- Publicity Photo of Arnold Horwitt
- Born: July 21, 1918 Richmond, Indiana
- Died: October 20, 1977 (aged 59)

= Arnold Horwitt =

Arnold B. Horwitt (July 21, 1918 – October 20, 1977) was a writer and lyricist for Broadway shows and television.

Horwitt was born in Richmond, Indiana and moved with his family to New York when he was three. He graduated from DeWitt Clinton High School, New York University, and the Columbia School of Journalism. He first worked in vaudeville theaters as an assistant press agent.

Horwitt wrote scripts and lyrics for many plays, songs, and television shows, including Broadway shows such as Make Mine Manhattan (1948) and The Girls Against the Boys (1959).

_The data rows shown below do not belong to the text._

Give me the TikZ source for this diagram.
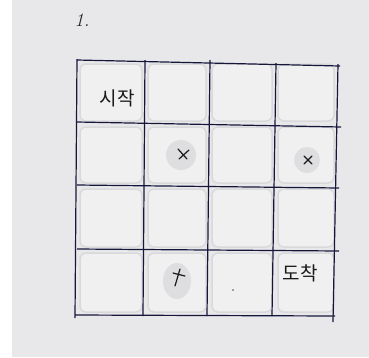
\documentclass[tikz,border=0pt]{standalone}
\usepackage{fontspec}
\newfontfamily\kor{Noto Sans CJK KR}
\definecolor{paper}{HTML}{E8E8EA}
\definecolor{tape}{HTML}{F0F0F1}
\definecolor{tapeedge}{HTML}{D9D9DB}
\definecolor{blob}{HTML}{DEDEE0}
\definecolor{ink}{HTML}{16163A}
\tikzset{
  gridline/.style={draw=ink, line width=1.2pt},
  tapecell/.style={fill=tape, draw=tapeedge, line width=1.5pt, rounded corners=6pt},
  wetspot/.style={fill=blob, draw=none},
  xmark/.style={draw=black!90, line width=1.2pt, line cap=round},
  hand/.style={font=\kor\fontsize{19}{19}\selectfont, text=black!90}
}
\begin{document}
\begin{tikzpicture}[x=1pt,y=-1pt]
\useasboundingbox (0,0) rectangle (369,357);
\fill[white] (0,0) rectangle (369,357);
\fill[paper] (12,0) rectangle (369,357);
% tape cells
\foreach \xa/\xb in {77/145,145/209,209/275,275/337}{
  \foreach \ya/\yb in {61/124,124/186,186/250,250/315}{
    \draw[tapecell] (\xa+3,\ya+3) rectangle (\xb-3,\yb-3);
  }
}
% wet spots
\fill[wetspot] (181,155) circle (15);
\fill[wetspot] (307,160) circle (13);
\fill[wetspot] (177,281) ellipse (14 and 18);
% grid lines
\draw[gridline] (77,59) -- (75,318);
\draw[gridline] (145,60) -- (143,316);
\draw[gridline] (210,60) -- (207,316);
\draw[gridline] (276,63) -- (272,316);
\draw[gridline] (338,64) -- (333,322);
\draw[gridline] (77,60) -- (340,66);
\draw[gridline] (77,122) -- (341,127);
\draw[gridline] (77,185) -- (339,188);
\draw[gridline] (77,249) -- (339,251);
\draw[gridline] (75,315) -- (335,316);
% x marks
\draw[xmark] (178,149) -- (187,159);
\draw[xmark] (179,159) -- (189,150);
\draw[xmark] (304,156) -- (312,164);
\draw[xmark] (304,164) -- (312,156);
\draw[xmark] (173,273) -- (185,276);
\draw[xmark] (180,269) -- (175,286);
\fill[black!70] (233,290) circle (0.9);
% texts
\node[hand] (start) at (117,98) {시작};
\node[hand] (goal) at (300,273) {도착};
\node[font=\fontsize{19}{19}\selectfont\itshape, text=black!85] (num) at (82,20) {1.};
\end{tikzpicture}
\end{document}
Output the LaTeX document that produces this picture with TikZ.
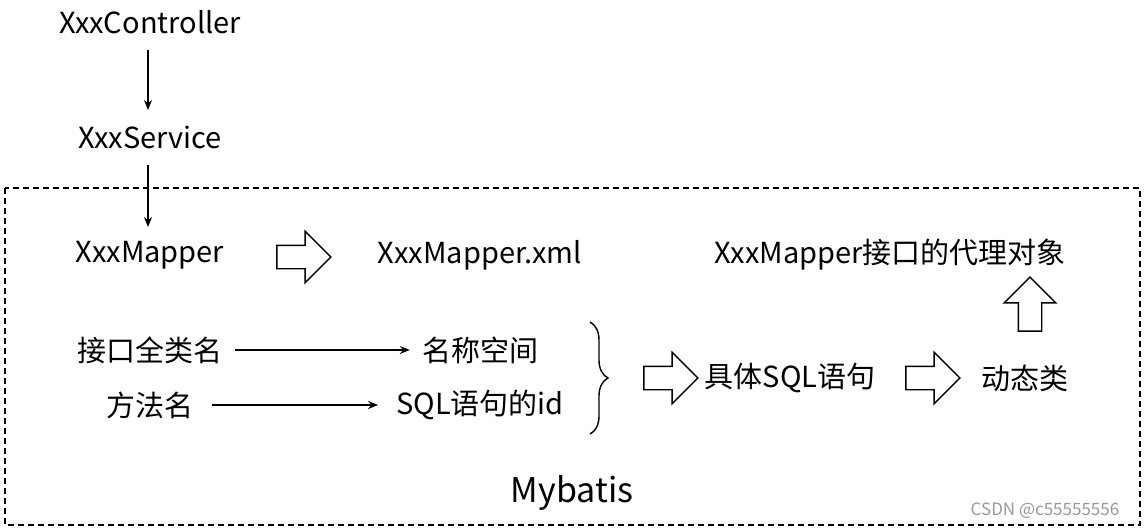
\documentclass[tikz,border=0pt]{standalone}
\usepackage{fontspec}
\setmainfont{Noto Sans CJK SC}
\usetikzlibrary{shapes.arrows,decorations.pathreplacing,arrows.meta}
\begin{document}
\begin{tikzpicture}[x=1pt,y=-1pt,
  lbl/.style={font=\fontsize{29}{32}\selectfont,inner sep=0pt},
  conn/.style={draw,line width=1.3pt,-{Stealth[length=10pt,width=8pt]}},
  harrow/.style={single arrow,draw,line width=1.4pt,inner sep=0pt,inner ysep=11pt,minimum height=54pt,single arrow head extend=14pt}]
\useasboundingbox (0,0) rectangle (1145,531);
\draw[dash pattern=on 6pt off 4pt,line width=1.3pt] (5,188) rectangle (1140,525);
\node[lbl] (ctl) at (150,22) {XxxController};
\node[lbl] (svc) at (150,137) {XxxService};
\node[lbl] (map) at (150,255) {XxxMapper};
\node[lbl] (xml) at (480,255) {XxxMapper.xml};
\node[lbl] (proxy) at (890,255) {XxxMapper接口的代理对象};
\node[lbl] (iface) at (150,350) {接口全类名};
\node[lbl] (ns) at (480,350) {名称空间};
\node[lbl] (meth) at (150,405) {方法名};
\node[lbl] (sqlid) at (480,405) {SQL语句的id};
\node[lbl] (sql) at (790,378) {具体SQL语句};
\node[lbl] (dyn) at (1025,378) {动态类};
\node[font=\fontsize{34}{37}\selectfont,inner sep=0pt] (mb) at (572,493) {Mybatis};
\node[font=\fontsize{17}{19}\selectfont,text=black!40,inner sep=0pt] (wm) at (1045,511) {CSDN @c55555556};
\coordinate (c1) at (148,50);\coordinate (c2) at (148,110);
\coordinate (s1) at (148,165);\coordinate (s2) at (148,227);
\draw[conn] (c1) -- (c2);
\draw[conn] (s1) -- (s2);
\draw[conn] (iface.east)+(12,0) -- ([xshift=-12pt]ns.west);
\draw[conn] (meth.east)+(18,0) -- ([xshift=-18pt]sqlid.west);
\node[harrow] (a1) at (298,257) {};
\node[harrow] (a2) at (665,378) {};
\node[harrow] (a3) at (927,378) {};
\node[harrow,rotate=90] (a4) at (1030,310) {};
\draw[line width=1.4pt,decorate,decoration={brace,amplitude=18pt}] (590,322) -- (590,434);
\end{tikzpicture}
\end{document}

Horwitt also wrote sketches or lyrics for shows such as Are You with It? (1945), Call Me Mister (1946), Two's Company (1952), and Plain and Fancy (1955) (including the often-recorded Young and Foolish). He wrote episodes of numerous television shows from the 1950s into the 1970s, including shows such as The Many Loves of Dobie Gillis and The Patty Duke Show. He also wrote for World War II shows for soldiers.

Horwitt died from cancer in Santa Monica, California at the age of 59 on October 20, 1977.